Il y a un abandon de la puissance publique sur les questions agricoles, et cette mobilisation traduit une défiance. Nous sommes dans une ère d'accumulation du capital en agriculture après des années de cogestion entre l'État et les syndicats majoritaires pour nourrir la nation et s'affirmer comme une puissance d'exportation. Les multiples traités de libre-échange ont diminué les marges de manœuvre des États nationaux et créé une concurrence accrue entre nos agriculteurs et le reste du monde. Avec l'impression que l'Europe est en train de brader son agriculture en échange d'une ouverture de son marché au profit des entreprises de Télécom, du BTP ou pour permettre des exportations de voitures vers des pays du Mercosur. L'Allemagne soutient le traité car elle y voit une opportunité pour son industrie automobile. On peut se demander si on n'est pas en train de déléguer notre alimentation à d'autres régions du monde, avec un recul de notre souveraineté alimentaire. Par ailleurs, on observe une accélération du mouvement de « désagricolarisation » avec le développement de la méthanisation, du photovoltaïque au sol sur des terres agricoles, des agro-carburants et des substituts aux protéines animales. Le capital y a un intérêt car cela lui permet de dégager de nouvelles formes de profits.

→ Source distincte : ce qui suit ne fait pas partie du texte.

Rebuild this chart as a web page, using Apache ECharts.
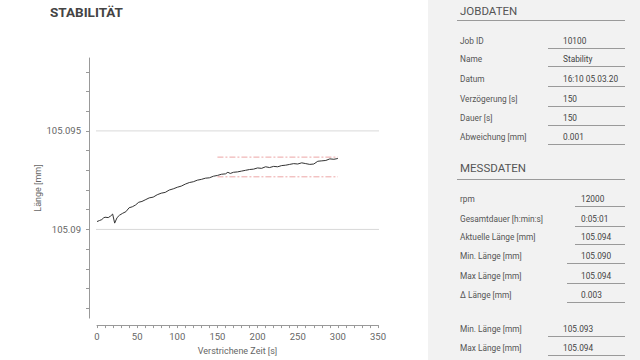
<!DOCTYPE html>
<html>
<head>
<meta charset="utf-8">
<script src="https://cdn.jsdelivr.net/npm/echarts@6/dist/echarts.min.js"></script>
<style>html,body{margin:0;padding:0;background:#fff}#c{width:640px;height:360px}</style>
</head>
<body>
<div id="c"></div>
<script>
// ---- data ----
const timeS = [0,3,6,8,10,14,17,19.5,22,25,28,32,36,40,44,48,52,56,60,65,70,75,80,85,90,95,100,105,110,115,120,125,130,135,140,145,150,155,160,163,166,170,175,180,185,190,195,200,205,210,215,220,225,230,235,240,245,250,255,260,265,270,275,280,285,290,295,300];
const laenge = [105.09040,105.09045,105.09050,105.09058,105.09062,105.09060,105.09068,105.09078,105.09032,105.09060,105.09072,105.09082,105.09090,105.09110,105.09115,105.09124,105.09138,105.09142,105.09150,105.09160,105.09164,105.09176,105.09184,105.09188,105.09200,105.09206,105.09214,105.09220,105.09230,105.09238,105.09242,105.09250,105.09254,105.09260,105.09262,105.09270,105.09274,105.09280,105.09282,105.09290,105.09284,105.09290,105.09292,105.09296,105.09300,105.09304,105.09306,105.09312,105.09310,105.09318,105.09314,105.09320,105.09318,105.09324,105.09326,105.09330,105.09334,105.09332,105.09338,105.09334,105.09330,105.09332,105.09346,105.09348,105.09350,105.09358,105.09356,105.09360];
const bandTime = [150, 300];
const bandUpper = [105.09367, 105.09367];
const bandLower = [105.09267, 105.09267];
const gridValues = [105.09, 105.095];
const gridSpan = [-5, 359];
const yLabelValues = [105.09, 105.095];
const yTickValues = [105.086,105.087,105.088,105.089,105.09,105.091,105.092,105.093,105.094,105.095,105.096,105.097,105.098];
const xLabelValues = [0,50,100,150,200,250,300,350];
const xTickValues = [0,10,20,30,40,50,60,70,80,90,100,110,120,130,140,150,160,170,180,190,200,210,220,230,240,250,260,270,280,290,300,310,320,330,340,350];

const jobLabels = ['Job ID','Name','Datum','Verzögerung [s]','Dauer [s]','Abweichung [mm]'];
const jobValues = ['10100','Stability','16:10 05.03.20','150','150','0.001'];
const messLabels = ['rpm','Gesamtdauer [h:min:s]','Aktuelle Länge [mm]','Min. Länge [mm]','Max Länge [mm]','Δ Länge [mm]'];
const messValues = ['12000','0:05:01','105.094','105.090','105.094','0.003'];
const extraLabels = ['Min. Länge [mm]','Max Länge [mm]'];
const extraValues = ['105.093','105.094'];

// ---- build ----
const FONT = 'Roboto';
const pair = (xs, ys) => xs.map((x, i) => [x, ys[i]]);
const g = [];
g.push({type:'rect', shape:{x:428,y:0,width:212,height:360}, style:{fill:'#f2f2f2'}, z:0});
function txt(x, y, s, size, color, weight) {
  g.push({type:'text', x:x, y:y, z:2, style:{text:s, fill:color, fontSize:size, fontFamily:FONT, fontWeight:weight||'normal', verticalAlign:'middle', align:'left'}});
}
function ln(x1, x2, y) {
  g.push({type:'line', z:2, shape:{x1:x1,y1:y,x2:x2,y2:y}, style:{stroke:'#9a9a9a', lineWidth:1}});
}
txt(460, 11, 'JOBDATEN', 11.5, '#555');
ln(457, 625, 20.5);
const jobY = [40.7,59.3,79,99,117.7,137];
jobLabels.forEach((l, i) => { txt(460, jobY[i], l, 8.3, '#555'); txt(563, jobY[i], jobValues[i], 8.3, '#444'); ln(548, 625, Math.round(jobY[i] + 7) + 0.5); });
txt(460, 168, 'MESSDATEN', 11.5, '#555');
ln(457, 625, 179.5);
const messY = [199,218.7,237.3,256,275.7,295];
messLabels.forEach((l, i) => { txt(460, messY[i], l, 8.3, '#555'); txt(581, messY[i], messValues[i], 8.3, '#444'); ln(i < 3 ? 575 : 567, 625, Math.round(messY[i] + 7) + 0.5); });
const extraY = [329,348.3];
extraLabels.forEach((l, i) => { txt(460, extraY[i], l, 8.3, '#555'); txt(563, extraY[i], extraValues[i], 8.3, '#444'); ln(548, 625, Math.round(extraY[i] + 7) + 0.5); });

const chart = echarts.init(document.getElementById('c'), null, {renderer:'svg'});
const bandStyle = {color:'#eca6a6', width:1, type:[6,2,2,2]};
const gridSeries = gridValues.map(v => ({
  type:'line', data:pair(gridSpan, [v, v]), symbol:'none', clip:false, silent:true,
  lineStyle:{color:'#d9d9d9', width:1}, z:1
}));
chart.setOption({
  animation:false,
  backgroundColor:'#fff',
  title:{text:'STABILITÄT', left:45, top:0, textStyle:{fontFamily:FONT, fontSize:13.5, fontWeight:'bold', color:'#444'}},
  grid:{left:97, right:262, top:58, bottom:41},
  xAxis:{type:'value', min:0, max:350, offset:7,
    name:'Verstrichene Zeit [s]', nameLocation:'middle', nameGap:20,
    nameTextStyle:{fontFamily:FONT, fontSize:9, color:'#666'},
    axisLine:{show:true, onZero:false, lineStyle:{color:'#999'}},
    axisTick:{show:true, length:3, customValues:xTickValues, lineStyle:{color:'#999'}},
    axisLabel:{customValues:xLabelValues, fontFamily:FONT, fontSize:9.5, color:'#666', margin:6},
    splitLine:{show:false}},
  yAxis:{type:'value', min:105.0855, max:105.0987, offset:8,
    name:'Länge [mm]', nameLocation:'middle', nameGap:38,
    nameTextStyle:{fontFamily:FONT, fontSize:9, color:'#666'},
    axisLine:{show:true, onZero:false, lineStyle:{color:'#999'}},
    axisTick:{show:true, length:3, customValues:yTickValues, lineStyle:{color:'#999'}},
    axisLabel:{customValues:yLabelValues, fontFamily:FONT, fontSize:9.5, color:'#666', margin:8,
      formatter:v => String(parseFloat(v.toFixed(4)))},
    splitLine:{show:false}},
  series:[
    ...gridSeries,
    {type:'line', data:pair(bandTime, bandUpper), symbol:'none', lineStyle:bandStyle, z:2},
    {type:'line', data:pair(bandTime, bandLower), symbol:'none', lineStyle:bandStyle, z:2},
    {type:'line', data:pair(timeS, laenge), symbol:'none', lineStyle:{color:'#333', width:1}, z:3}
  ],
  graphic:g
});
</script>
</body>
</html>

La décision de Lactalis de réduire de 9% sa collecte d'ici 2023 va aussi dans ce sens ?

C'est une annonce très forte, qui rompt le principe de la collecte, qui assurait aux agriculteurs d'avoir une entreprise ou une coopérative à qui livrer leur lait. Cela traduit une volonté de se reporter vers la production d'autres pays ou vers des substituts végétaux, car les protéines animales offrent des profits très faibles ce qui n'est pas le cas des substituts végétaux. Derrière les discours environnementaux se cachent donc aussi des appétits économiques. La décision de Lactalis montre aussi que le rapport de force est très déséquilibré, avec des producteurs laitiers peu organisés sur le plan économique qui ont du mal à peser face aux distributeurs. En France, on a un très grand nombre de producteurs mais très peu d'acheteurs, avec seulement quatre centrales d'achat qui constituent un « oligopsone » [marché caractérisé par un petit nombre d’acheteurs et de nombreux vendeurs, NDLR].

Les syndicats majoritaires essaient aussi de peser sur le projet de loi d'orientation agricole adopté à l'Assemblée en mai dernier et qui sera examiné au Sénat en janvier, tandis qu'une proposition de loi « visant à libérer la production agricole des contraintes normatives » doit passer en décembre. Il s'agit d'une offensive contre les normes environnementales en vigueur ?

Oui, la FNSEA et la coordination rurale font pression avec ces textes pour détricoter certains garde-fous environnementaux, comme la diversification des assolements et des rotations, ou pour faciliter l'arrachage des haies. C'est, là aussi, à mettre en relation avec le Mercosur : car les contingents de miel, de sucre et de viandes qui pourraient être importés ne seront pas soumis aux mêmes contraintes environnementales. Cela traduit aussi une position très conservatrice de ces syndicats qui souhaitent conserver le modèle agricole actuel malgré les enjeux liés au changement climatique. L'agriculture a non seulement un impact sur l'évolution du climat, mais on voit avec les phénomènes météorologiques qui se multiplient qu'elle y est aussi très exposée. Les agriculteurs ont souffert du trop-plein de pluie cette année. Or, les haies, les fossés et les prairies permanentes constituent tout un système qui joue un rôle essentiel dans la régulation des pluies et leur ruissellement.